→ **Information shown**
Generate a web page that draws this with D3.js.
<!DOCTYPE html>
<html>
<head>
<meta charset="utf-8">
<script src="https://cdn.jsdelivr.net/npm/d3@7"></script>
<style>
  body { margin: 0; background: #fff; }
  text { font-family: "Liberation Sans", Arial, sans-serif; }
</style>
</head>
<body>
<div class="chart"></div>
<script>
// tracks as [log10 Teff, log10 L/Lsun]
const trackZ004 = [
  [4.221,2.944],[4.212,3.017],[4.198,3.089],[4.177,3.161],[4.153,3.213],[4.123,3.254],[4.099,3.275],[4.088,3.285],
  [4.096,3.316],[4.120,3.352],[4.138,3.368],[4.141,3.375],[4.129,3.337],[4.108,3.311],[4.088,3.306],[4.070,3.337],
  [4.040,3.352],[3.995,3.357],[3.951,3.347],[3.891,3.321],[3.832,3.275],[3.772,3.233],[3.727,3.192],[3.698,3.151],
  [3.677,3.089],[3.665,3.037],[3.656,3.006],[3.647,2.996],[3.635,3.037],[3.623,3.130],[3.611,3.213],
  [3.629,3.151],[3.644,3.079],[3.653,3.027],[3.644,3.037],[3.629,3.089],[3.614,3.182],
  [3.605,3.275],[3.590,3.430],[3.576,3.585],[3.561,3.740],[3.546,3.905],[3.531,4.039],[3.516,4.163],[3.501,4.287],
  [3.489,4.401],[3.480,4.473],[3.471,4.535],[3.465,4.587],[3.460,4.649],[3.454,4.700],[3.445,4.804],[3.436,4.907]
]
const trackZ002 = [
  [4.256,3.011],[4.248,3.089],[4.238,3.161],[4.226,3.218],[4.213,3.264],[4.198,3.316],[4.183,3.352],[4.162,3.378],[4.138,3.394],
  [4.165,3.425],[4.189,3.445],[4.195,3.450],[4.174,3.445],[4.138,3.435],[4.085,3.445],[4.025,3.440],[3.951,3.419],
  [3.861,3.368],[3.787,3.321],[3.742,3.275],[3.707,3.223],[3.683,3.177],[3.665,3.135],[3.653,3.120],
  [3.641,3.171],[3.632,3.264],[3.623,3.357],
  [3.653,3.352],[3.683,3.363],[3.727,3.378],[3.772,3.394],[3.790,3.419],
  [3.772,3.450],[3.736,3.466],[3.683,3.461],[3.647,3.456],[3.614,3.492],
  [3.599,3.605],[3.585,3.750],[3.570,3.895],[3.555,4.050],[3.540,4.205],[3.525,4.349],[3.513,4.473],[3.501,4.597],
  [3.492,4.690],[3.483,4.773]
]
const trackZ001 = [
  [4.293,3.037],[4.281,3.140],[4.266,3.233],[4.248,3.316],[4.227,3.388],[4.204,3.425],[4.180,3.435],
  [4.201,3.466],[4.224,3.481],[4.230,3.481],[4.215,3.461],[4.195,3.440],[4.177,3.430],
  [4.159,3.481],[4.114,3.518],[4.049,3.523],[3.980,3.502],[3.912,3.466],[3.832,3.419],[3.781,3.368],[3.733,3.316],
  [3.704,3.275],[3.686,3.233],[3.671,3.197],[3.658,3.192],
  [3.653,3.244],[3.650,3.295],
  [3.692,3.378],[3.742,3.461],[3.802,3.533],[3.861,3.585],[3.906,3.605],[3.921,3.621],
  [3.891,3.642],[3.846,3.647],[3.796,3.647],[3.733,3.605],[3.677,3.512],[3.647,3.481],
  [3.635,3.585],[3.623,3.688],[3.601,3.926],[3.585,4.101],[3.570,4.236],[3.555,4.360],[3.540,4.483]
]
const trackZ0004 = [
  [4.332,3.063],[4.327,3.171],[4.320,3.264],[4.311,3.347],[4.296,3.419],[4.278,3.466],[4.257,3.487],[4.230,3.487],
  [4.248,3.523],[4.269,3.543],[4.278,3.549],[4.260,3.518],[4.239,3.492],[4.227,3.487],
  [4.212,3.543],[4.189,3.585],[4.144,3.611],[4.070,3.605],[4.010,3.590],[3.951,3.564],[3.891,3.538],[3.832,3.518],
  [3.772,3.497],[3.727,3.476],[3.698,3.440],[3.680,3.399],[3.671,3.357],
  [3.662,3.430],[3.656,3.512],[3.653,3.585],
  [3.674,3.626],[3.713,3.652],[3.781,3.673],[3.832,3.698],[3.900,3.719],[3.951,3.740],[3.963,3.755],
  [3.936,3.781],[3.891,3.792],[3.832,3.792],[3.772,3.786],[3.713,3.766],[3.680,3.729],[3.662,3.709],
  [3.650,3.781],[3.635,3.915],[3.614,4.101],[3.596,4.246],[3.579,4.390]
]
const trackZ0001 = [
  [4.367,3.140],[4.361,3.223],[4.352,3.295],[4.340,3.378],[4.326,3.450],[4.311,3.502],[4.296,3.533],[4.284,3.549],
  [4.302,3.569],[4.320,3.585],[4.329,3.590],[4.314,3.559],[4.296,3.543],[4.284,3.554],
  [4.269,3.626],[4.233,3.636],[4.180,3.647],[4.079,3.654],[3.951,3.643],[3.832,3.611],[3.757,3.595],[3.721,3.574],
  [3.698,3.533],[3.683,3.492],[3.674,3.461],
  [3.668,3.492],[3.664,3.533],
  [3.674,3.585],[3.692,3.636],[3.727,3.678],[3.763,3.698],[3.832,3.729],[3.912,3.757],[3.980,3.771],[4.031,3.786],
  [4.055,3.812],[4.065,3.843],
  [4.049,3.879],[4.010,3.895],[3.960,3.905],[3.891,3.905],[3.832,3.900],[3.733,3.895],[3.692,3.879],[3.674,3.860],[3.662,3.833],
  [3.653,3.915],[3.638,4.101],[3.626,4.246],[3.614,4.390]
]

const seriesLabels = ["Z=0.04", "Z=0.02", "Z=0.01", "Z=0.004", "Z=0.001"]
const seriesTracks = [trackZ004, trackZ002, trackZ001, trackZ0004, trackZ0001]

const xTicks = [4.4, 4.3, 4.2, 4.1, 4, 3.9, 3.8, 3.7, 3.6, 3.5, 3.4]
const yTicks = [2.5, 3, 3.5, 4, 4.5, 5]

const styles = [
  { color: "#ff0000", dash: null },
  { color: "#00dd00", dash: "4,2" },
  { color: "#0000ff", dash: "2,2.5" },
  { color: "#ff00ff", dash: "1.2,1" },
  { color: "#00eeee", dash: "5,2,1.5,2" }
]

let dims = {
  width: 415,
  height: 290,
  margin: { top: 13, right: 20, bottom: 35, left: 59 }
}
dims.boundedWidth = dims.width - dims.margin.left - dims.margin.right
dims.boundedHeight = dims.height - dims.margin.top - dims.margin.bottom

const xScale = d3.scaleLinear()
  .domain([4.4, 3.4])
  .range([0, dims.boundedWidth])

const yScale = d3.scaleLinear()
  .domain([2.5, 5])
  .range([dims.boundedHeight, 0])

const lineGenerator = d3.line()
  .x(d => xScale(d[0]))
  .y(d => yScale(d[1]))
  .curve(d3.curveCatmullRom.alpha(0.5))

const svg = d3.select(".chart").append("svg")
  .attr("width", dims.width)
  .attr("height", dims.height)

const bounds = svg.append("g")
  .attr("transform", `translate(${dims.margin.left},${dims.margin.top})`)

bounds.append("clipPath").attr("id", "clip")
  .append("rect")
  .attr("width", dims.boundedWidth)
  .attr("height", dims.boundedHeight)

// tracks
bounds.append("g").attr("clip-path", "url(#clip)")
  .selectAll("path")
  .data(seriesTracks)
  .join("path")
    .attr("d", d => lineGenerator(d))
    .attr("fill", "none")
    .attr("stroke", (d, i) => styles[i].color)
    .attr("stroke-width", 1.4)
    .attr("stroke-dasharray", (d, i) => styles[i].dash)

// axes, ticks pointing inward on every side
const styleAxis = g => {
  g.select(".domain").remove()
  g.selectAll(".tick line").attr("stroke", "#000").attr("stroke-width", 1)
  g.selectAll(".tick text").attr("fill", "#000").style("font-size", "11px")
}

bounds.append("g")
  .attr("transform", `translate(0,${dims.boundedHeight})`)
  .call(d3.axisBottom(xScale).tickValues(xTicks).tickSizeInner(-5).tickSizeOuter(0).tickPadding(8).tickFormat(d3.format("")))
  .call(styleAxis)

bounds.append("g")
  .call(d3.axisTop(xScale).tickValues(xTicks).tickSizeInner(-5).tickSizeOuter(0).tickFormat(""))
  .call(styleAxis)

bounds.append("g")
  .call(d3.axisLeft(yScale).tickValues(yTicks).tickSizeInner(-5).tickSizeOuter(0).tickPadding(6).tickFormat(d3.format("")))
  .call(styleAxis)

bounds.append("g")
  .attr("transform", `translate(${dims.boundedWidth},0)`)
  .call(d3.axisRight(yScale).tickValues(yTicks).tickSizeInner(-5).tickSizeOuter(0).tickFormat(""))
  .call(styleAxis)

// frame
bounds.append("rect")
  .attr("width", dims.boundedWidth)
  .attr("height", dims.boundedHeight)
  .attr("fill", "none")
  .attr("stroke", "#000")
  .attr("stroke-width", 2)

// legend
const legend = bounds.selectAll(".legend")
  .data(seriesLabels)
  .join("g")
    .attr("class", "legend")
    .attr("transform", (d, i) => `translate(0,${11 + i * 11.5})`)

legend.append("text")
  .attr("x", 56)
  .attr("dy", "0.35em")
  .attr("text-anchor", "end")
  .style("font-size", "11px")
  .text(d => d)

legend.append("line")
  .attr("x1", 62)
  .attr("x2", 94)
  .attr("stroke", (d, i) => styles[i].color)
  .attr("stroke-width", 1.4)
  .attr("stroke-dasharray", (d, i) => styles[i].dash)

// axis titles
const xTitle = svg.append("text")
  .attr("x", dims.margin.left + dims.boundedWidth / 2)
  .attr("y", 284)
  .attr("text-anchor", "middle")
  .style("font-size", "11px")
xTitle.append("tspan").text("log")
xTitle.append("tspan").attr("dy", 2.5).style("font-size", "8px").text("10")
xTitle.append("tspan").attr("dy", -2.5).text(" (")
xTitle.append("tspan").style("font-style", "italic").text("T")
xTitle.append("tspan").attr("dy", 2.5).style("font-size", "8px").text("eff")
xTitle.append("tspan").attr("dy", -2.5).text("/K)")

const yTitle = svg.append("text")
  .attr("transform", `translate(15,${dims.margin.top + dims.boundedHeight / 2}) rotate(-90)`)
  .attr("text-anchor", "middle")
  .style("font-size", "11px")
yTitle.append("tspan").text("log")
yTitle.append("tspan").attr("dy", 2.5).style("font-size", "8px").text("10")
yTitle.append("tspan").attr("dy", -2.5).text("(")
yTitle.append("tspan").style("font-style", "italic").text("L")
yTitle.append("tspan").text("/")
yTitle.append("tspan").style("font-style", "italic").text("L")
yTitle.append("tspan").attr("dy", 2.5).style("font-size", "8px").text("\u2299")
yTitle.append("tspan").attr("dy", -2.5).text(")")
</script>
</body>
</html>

--

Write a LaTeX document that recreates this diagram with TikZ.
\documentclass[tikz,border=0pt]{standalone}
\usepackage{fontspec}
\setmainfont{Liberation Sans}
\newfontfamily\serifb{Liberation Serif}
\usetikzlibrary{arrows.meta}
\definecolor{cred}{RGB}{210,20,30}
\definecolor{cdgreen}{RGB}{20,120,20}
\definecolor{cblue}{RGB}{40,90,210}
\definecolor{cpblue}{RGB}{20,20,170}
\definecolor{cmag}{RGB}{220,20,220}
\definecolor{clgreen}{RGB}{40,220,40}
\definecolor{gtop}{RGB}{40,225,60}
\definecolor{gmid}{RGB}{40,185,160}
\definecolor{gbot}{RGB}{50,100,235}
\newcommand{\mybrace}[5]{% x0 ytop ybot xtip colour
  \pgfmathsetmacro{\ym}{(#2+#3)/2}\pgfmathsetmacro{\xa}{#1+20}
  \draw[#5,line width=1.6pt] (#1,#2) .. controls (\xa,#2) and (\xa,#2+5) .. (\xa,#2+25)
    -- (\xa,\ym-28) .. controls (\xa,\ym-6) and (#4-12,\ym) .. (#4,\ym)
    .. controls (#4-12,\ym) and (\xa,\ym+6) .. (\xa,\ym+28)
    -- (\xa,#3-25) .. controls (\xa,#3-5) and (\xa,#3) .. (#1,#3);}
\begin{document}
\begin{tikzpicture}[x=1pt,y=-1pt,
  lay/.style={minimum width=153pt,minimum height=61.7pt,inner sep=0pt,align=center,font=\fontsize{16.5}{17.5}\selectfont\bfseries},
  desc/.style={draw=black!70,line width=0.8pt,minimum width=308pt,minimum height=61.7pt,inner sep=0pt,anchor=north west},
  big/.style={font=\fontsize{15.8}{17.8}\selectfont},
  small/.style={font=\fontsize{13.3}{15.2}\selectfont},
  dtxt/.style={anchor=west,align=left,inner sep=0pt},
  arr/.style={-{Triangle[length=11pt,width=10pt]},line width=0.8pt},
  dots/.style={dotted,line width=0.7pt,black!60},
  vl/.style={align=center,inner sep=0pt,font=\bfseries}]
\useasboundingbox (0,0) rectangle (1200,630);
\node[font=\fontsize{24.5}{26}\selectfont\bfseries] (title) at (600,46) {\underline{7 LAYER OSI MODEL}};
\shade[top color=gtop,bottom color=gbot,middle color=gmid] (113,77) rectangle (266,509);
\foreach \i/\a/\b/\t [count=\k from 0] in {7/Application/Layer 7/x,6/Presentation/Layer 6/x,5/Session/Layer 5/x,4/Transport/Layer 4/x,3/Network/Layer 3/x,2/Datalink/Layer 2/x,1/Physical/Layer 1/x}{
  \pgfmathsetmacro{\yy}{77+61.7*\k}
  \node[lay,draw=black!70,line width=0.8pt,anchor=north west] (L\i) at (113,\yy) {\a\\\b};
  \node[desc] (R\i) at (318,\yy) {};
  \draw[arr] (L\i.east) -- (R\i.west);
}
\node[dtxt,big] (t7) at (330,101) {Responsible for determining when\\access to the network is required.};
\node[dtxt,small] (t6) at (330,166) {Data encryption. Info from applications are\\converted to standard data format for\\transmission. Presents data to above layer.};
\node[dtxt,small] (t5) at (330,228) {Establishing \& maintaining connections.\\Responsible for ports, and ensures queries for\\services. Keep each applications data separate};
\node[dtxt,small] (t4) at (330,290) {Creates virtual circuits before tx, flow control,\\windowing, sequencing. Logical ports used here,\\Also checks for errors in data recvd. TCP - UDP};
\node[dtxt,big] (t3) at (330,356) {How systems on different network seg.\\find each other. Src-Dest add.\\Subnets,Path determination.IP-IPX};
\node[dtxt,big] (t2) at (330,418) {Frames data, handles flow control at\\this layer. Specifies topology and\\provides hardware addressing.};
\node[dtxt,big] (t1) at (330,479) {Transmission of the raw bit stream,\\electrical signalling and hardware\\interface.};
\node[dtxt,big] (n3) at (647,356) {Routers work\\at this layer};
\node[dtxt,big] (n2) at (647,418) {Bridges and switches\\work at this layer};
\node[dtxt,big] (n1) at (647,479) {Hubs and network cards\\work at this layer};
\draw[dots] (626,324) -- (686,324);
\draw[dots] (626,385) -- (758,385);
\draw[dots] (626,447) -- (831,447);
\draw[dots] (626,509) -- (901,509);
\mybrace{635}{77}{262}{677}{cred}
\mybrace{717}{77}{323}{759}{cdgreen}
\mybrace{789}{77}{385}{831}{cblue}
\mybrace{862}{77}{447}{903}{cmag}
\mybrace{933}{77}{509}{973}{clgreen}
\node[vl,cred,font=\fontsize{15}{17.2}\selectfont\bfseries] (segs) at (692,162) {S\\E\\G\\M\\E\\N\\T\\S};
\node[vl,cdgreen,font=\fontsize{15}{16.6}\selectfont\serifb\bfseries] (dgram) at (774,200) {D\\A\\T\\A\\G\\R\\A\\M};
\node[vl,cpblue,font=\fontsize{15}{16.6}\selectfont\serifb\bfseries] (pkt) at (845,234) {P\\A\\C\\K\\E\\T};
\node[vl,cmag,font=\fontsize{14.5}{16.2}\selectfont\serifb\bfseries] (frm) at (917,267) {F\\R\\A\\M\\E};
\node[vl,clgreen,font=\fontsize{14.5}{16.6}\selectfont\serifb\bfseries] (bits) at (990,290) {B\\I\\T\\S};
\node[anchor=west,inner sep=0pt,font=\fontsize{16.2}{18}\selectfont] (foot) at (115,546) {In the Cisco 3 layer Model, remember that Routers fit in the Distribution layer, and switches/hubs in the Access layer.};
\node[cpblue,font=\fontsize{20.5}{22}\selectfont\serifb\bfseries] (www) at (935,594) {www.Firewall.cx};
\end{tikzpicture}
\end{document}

* * *

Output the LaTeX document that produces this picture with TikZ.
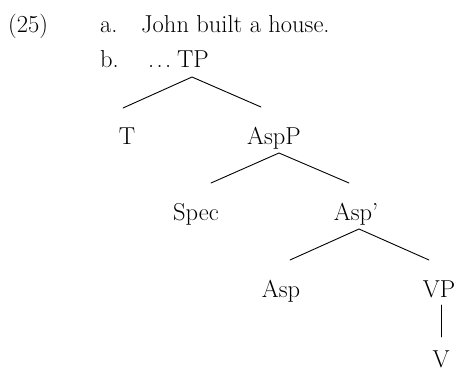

→ **The exercise**
Take every line from the data above that holds "this" and copy it out.

→ **Finished answer**
Generate a web page that draws this with D3.js.
Write a LaTeX document that recreates this diagram with TikZ.
\node[dtxt,big] (t2) at (330,418) {Frames data, handles flow control at\\this layer. Specifies topology and\\provides hardware addressing.};
\node[dtxt,big] (n3) at (647,356) {Routers work\\at this layer};
\node[dtxt,big] (n2) at (647,418) {Bridges and switches\\work at this layer};
\node[dtxt,big] (n1) at (647,479) {Hubs and network cards\\work at this layer};
Output the LaTeX document that produces this picture with TikZ.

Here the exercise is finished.